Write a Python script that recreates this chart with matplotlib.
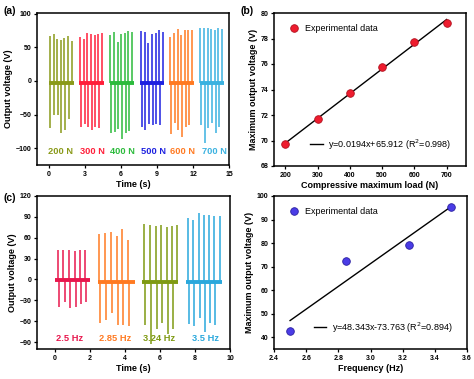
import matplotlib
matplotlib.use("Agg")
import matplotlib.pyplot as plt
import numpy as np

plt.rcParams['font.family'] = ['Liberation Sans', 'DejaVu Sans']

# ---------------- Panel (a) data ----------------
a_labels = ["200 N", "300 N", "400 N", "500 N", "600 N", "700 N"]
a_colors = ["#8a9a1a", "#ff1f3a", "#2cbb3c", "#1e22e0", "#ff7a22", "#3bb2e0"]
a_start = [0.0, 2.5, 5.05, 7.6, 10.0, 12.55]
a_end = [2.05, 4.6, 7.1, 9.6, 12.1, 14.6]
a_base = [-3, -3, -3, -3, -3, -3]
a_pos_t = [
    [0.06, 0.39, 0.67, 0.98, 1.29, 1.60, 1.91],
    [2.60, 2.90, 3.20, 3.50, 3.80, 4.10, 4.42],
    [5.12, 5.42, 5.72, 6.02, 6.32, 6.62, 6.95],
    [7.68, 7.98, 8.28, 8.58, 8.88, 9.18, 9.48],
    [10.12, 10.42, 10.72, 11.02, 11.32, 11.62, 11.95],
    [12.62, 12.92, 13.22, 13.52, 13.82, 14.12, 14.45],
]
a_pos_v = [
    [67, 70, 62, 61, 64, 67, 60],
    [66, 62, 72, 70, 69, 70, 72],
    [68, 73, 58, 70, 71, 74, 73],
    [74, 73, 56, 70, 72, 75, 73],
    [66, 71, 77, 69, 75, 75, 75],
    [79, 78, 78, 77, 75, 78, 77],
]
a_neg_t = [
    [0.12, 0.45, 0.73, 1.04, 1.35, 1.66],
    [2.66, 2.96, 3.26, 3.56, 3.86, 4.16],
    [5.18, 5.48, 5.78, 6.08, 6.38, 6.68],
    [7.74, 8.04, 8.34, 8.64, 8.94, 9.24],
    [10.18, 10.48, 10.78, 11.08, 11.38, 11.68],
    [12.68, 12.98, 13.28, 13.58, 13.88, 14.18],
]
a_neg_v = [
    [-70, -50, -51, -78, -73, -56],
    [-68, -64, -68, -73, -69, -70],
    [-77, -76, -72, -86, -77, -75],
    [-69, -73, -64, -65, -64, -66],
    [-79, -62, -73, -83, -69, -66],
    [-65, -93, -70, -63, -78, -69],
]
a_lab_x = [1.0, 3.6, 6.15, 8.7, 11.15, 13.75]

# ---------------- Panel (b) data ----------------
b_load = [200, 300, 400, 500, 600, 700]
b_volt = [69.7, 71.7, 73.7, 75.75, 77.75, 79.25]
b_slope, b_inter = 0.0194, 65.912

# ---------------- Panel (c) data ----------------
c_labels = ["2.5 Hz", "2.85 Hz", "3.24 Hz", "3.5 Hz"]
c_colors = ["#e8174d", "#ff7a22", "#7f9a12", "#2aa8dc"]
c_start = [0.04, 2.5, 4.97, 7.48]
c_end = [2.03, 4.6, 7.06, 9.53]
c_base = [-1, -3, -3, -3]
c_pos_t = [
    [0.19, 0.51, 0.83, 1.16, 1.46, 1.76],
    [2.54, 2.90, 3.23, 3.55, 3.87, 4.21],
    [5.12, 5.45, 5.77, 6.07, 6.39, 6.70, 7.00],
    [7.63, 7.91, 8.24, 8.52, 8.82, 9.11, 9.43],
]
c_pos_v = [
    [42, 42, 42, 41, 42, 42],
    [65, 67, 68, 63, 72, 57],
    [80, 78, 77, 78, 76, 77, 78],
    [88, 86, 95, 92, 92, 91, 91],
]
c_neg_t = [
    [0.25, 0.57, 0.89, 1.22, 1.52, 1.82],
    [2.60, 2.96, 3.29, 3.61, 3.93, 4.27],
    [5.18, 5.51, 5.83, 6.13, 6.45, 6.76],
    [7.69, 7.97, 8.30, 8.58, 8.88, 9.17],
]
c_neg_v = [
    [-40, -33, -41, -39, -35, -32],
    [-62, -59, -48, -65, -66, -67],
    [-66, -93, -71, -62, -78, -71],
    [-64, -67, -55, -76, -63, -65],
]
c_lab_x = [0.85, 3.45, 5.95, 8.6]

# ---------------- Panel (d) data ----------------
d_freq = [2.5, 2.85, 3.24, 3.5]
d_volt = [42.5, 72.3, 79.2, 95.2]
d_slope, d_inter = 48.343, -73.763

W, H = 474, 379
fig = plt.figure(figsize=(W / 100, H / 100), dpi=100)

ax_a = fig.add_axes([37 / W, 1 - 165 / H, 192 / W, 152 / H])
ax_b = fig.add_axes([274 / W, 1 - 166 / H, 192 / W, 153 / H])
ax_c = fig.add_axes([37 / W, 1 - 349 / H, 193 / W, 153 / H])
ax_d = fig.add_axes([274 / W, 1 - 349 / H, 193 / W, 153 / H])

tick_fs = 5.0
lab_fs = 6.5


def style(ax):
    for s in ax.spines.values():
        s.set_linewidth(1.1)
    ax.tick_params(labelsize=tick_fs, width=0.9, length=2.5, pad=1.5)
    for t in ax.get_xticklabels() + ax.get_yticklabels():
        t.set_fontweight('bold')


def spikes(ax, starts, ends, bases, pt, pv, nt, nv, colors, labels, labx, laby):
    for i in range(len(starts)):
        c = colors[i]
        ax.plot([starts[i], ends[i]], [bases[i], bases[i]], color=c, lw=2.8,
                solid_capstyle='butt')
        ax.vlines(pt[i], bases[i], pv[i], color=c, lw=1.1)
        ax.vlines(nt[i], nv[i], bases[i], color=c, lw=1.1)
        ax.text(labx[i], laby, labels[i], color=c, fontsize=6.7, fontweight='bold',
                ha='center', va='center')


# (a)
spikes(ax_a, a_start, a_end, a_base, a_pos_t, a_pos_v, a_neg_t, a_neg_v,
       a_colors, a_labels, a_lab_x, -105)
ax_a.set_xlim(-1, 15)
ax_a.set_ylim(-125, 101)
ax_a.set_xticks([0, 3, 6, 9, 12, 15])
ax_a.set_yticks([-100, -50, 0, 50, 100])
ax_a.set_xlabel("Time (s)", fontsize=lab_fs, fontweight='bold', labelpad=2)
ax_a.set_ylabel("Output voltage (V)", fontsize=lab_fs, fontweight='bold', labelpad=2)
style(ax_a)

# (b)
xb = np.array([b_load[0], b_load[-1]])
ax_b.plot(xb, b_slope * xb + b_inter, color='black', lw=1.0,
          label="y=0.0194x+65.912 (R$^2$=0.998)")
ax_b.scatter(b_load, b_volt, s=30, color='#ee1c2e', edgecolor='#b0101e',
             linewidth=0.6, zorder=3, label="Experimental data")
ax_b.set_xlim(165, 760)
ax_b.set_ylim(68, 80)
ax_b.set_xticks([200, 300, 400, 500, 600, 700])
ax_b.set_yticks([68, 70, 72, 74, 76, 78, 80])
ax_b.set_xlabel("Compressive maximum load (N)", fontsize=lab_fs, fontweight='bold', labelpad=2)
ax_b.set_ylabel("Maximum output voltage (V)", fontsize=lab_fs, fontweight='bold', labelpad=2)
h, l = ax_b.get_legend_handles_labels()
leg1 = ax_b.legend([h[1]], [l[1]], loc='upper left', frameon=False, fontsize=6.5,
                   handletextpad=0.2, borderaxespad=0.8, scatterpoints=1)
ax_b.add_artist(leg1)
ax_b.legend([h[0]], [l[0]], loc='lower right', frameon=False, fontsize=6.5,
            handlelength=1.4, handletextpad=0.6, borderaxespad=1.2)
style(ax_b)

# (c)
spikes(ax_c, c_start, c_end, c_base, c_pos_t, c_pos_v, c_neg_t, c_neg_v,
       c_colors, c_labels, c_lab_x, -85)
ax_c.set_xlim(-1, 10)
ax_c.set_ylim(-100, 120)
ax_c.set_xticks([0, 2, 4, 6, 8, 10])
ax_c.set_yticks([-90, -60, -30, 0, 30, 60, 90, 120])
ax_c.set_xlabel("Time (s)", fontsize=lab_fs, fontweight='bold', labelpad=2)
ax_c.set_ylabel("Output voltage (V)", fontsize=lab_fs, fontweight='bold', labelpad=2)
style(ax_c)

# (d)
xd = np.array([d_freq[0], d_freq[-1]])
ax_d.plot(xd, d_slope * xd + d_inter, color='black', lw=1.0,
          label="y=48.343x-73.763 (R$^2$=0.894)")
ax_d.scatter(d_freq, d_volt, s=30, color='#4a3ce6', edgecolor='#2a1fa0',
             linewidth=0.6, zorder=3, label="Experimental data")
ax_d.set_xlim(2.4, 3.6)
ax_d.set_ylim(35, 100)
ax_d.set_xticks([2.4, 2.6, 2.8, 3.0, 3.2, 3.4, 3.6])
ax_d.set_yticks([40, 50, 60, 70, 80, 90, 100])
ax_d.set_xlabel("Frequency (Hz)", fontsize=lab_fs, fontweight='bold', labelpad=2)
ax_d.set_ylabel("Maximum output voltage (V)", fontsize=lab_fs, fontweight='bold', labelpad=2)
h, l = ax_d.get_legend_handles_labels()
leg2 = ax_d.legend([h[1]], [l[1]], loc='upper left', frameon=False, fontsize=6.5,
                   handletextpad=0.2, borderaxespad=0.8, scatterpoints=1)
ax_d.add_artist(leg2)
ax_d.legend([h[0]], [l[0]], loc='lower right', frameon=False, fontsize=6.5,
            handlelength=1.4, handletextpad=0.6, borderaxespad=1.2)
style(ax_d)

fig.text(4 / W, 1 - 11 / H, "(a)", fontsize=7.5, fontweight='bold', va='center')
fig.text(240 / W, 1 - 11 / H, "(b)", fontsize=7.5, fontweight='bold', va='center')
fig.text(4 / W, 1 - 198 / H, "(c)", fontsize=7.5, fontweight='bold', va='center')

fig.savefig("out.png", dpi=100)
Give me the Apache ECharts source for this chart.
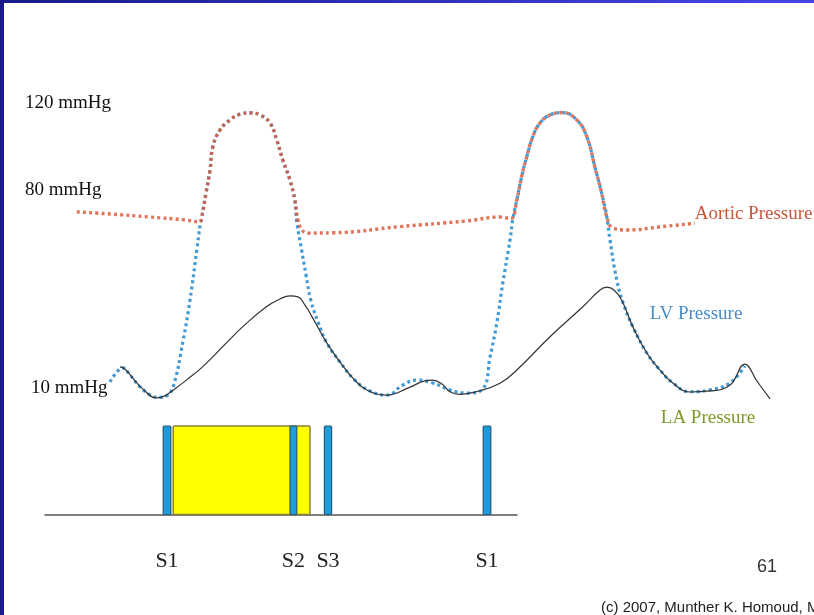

_Required work_
Copy, word for word, the entries above from the first line to the line that holds "plt.rcParams['font.family'] = ['Liberation". Drop the pictures.

_Task response_
Write a Python script that recreates this chart with matplotlib.
import matplotlib
matplotlib.use("Agg")
import matplotlib.pyplot as plt
import numpy as np

plt.rcParams['font.family'] = ['Liberation Sans', 'DejaVu Sans']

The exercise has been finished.